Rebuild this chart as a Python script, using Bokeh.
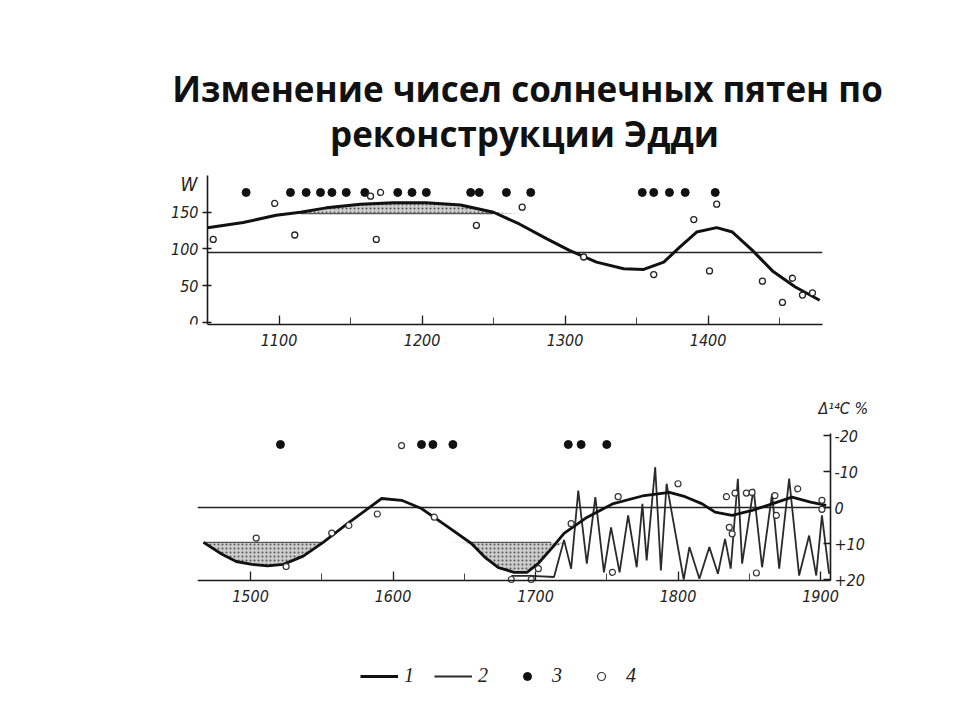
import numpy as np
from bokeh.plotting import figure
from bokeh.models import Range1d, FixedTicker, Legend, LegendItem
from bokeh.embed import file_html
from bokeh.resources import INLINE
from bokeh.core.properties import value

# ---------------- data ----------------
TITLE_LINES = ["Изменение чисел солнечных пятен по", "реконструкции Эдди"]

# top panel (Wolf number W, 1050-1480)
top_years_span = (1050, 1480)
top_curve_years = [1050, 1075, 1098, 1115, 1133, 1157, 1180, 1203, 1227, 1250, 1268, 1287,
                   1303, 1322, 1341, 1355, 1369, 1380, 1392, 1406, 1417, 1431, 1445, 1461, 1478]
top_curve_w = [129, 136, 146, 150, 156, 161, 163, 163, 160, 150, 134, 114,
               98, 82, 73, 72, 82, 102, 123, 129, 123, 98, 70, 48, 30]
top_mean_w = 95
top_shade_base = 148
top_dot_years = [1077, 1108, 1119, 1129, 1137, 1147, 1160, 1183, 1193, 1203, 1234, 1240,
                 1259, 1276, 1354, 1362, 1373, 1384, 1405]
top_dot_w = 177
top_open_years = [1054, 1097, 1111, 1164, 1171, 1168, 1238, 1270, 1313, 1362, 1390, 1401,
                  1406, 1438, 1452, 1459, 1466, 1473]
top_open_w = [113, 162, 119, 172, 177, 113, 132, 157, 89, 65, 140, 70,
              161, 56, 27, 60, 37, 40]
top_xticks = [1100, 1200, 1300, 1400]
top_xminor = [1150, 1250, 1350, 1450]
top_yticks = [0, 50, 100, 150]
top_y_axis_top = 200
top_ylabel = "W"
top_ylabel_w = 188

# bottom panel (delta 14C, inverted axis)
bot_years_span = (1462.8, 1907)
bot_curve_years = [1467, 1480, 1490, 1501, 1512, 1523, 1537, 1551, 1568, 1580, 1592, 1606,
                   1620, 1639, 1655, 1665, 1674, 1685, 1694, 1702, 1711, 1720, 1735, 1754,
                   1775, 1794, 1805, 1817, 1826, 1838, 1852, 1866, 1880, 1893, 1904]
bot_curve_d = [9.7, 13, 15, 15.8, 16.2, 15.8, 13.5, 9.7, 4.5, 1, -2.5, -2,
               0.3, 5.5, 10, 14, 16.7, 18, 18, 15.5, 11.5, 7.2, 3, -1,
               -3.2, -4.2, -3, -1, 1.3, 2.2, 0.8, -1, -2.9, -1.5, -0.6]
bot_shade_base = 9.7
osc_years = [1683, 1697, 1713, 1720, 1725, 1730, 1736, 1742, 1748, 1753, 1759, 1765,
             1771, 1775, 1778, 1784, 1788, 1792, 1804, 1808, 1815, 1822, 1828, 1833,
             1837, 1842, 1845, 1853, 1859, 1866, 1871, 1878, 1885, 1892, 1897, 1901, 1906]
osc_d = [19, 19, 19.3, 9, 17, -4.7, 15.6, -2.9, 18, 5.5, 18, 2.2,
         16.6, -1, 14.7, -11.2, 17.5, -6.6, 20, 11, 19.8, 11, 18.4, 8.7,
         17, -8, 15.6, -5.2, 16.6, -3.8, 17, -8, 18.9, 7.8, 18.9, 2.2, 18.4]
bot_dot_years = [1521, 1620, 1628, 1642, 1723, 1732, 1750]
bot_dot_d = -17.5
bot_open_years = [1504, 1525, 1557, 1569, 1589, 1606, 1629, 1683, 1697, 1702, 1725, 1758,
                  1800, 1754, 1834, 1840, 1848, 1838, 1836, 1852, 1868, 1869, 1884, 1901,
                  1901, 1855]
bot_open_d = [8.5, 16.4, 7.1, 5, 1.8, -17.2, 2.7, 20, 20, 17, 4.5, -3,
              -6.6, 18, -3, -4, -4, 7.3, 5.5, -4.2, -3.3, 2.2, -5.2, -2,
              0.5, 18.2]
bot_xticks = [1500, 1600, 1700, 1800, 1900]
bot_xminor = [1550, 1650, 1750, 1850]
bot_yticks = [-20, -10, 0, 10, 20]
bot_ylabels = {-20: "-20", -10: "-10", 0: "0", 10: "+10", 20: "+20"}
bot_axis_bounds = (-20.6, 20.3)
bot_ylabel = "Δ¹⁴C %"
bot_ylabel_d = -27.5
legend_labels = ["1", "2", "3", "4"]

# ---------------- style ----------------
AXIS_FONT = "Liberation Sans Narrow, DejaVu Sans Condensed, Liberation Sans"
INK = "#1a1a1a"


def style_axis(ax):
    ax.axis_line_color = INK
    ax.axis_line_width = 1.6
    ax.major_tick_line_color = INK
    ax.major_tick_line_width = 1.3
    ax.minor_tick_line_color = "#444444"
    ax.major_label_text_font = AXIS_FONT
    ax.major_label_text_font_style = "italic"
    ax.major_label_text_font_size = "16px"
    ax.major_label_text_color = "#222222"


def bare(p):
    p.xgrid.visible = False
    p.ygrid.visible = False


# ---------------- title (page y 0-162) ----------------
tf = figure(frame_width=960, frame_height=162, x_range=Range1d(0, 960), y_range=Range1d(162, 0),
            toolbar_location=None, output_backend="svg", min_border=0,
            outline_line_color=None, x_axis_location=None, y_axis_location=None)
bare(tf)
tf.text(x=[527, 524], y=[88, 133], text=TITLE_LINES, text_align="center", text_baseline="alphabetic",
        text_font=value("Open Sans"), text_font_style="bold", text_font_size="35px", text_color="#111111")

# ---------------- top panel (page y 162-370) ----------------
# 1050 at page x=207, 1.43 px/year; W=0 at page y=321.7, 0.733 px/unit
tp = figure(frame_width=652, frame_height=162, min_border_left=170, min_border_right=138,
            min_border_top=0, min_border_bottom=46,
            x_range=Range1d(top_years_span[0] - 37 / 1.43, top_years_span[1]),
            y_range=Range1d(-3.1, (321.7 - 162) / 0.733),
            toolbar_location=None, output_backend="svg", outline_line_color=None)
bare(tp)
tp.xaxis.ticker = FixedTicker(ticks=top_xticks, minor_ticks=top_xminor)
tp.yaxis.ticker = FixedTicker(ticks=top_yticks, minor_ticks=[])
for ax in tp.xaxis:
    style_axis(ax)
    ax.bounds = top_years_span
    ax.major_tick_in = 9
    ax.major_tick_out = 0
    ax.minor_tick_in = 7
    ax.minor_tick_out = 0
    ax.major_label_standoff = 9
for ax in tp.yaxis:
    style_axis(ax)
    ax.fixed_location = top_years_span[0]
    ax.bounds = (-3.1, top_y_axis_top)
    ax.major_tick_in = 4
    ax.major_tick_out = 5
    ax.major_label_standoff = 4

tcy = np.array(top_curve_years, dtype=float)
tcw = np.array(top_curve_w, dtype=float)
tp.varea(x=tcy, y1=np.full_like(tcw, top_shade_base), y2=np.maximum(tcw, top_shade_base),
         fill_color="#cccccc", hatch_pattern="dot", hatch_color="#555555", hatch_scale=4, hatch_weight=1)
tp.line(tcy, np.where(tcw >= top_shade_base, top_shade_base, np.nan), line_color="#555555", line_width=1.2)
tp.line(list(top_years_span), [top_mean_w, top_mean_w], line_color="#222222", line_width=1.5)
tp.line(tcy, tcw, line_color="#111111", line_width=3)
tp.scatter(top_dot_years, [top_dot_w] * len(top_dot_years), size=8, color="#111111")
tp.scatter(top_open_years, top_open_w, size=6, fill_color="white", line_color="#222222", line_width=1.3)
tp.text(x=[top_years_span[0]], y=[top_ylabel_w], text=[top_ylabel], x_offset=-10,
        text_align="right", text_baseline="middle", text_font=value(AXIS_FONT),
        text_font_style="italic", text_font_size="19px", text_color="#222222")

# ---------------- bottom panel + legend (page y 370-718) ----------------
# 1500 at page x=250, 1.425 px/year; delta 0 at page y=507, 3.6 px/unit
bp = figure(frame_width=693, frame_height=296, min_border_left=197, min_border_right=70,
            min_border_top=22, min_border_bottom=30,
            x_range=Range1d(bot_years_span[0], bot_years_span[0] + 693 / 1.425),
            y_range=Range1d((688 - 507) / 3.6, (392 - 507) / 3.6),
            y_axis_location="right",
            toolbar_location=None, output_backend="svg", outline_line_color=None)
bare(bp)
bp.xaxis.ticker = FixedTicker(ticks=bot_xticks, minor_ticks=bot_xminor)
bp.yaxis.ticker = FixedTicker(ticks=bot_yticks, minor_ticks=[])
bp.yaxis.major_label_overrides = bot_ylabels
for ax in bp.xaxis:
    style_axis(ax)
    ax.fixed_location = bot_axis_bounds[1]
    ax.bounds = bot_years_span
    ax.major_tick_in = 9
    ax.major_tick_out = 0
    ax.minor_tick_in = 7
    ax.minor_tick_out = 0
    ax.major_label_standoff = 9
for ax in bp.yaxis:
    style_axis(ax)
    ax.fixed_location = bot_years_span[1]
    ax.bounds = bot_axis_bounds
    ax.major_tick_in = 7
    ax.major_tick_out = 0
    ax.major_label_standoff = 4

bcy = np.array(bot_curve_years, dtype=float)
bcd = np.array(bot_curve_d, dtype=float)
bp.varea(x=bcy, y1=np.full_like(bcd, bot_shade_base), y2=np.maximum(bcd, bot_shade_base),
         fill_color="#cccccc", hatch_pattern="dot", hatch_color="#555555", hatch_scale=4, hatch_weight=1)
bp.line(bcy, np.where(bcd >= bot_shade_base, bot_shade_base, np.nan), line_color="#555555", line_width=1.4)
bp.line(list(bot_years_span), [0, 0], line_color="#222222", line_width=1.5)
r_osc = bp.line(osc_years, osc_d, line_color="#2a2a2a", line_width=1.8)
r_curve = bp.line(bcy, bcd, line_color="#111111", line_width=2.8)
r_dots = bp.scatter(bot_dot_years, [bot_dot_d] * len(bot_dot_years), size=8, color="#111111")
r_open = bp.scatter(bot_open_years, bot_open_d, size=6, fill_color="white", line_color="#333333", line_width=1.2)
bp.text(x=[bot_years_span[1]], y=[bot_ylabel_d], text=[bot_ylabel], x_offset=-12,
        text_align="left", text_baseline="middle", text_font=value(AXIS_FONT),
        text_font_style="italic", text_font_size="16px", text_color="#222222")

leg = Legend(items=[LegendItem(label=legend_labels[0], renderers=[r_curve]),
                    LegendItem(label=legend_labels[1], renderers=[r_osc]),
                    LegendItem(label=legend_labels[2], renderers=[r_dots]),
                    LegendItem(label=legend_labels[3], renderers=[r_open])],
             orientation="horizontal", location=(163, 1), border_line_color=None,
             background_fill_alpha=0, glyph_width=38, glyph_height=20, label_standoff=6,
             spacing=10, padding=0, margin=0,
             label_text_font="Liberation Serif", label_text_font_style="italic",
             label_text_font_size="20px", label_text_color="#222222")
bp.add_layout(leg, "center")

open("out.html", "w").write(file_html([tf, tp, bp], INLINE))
□ □ □ □ □ □ □
_Job_:
Omitting all pictures, restate exactly the lines of the material from its start through the line that contains "top_ylabel_w = 188".

_Solution for this exercise_:
Rebuild this chart as a Python script, using Bokeh.
import numpy as np
from bokeh.plotting import figure
from bokeh.models import Range1d, FixedTicker, Legend, LegendItem
from bokeh.embed import file_html
from bokeh.resources import INLINE
from bokeh.core.properties import value

# ---------------- data ----------------
TITLE_LINES = ["Изменение чисел солнечных пятен по", "реконструкции Эдди"]

# top panel (Wolf number W, 1050-1480)
top_years_span = (1050, 1480)
top_curve_years = [1050, 1075, 1098, 1115, 1133, 1157, 1180, 1203, 1227, 1250, 1268, 1287,
                   1303, 1322, 1341, 1355, 1369, 1380, 1392, 1406, 1417, 1431, 1445, 1461, 1478]
top_curve_w = [129, 136, 146, 150, 156, 161, 163, 163, 160, 150, 134, 114,
               98, 82, 73, 72, 82, 102, 123, 129, 123, 98, 70, 48, 30]
top_mean_w = 95
top_shade_base = 148
top_dot_years = [1077, 1108, 1119, 1129, 1137, 1147, 1160, 1183, 1193, 1203, 1234, 1240,
                 1259, 1276, 1354, 1362, 1373, 1384, 1405]
top_dot_w = 177
top_open_years = [1054, 1097, 1111, 1164, 1171, 1168, 1238, 1270, 1313, 1362, 1390, 1401,
                  1406, 1438, 1452, 1459, 1466, 1473]
top_open_w = [113, 162, 119, 172, 177, 113, 132, 157, 89, 65, 140, 70,
              161, 56, 27, 60, 37, 40]
top_xticks = [1100, 1200, 1300, 1400]
top_xminor = [1150, 1250, 1350, 1450]
top_yticks = [0, 50, 100, 150]
top_y_axis_top = 200
top_ylabel = "W"
top_ylabel_w = 188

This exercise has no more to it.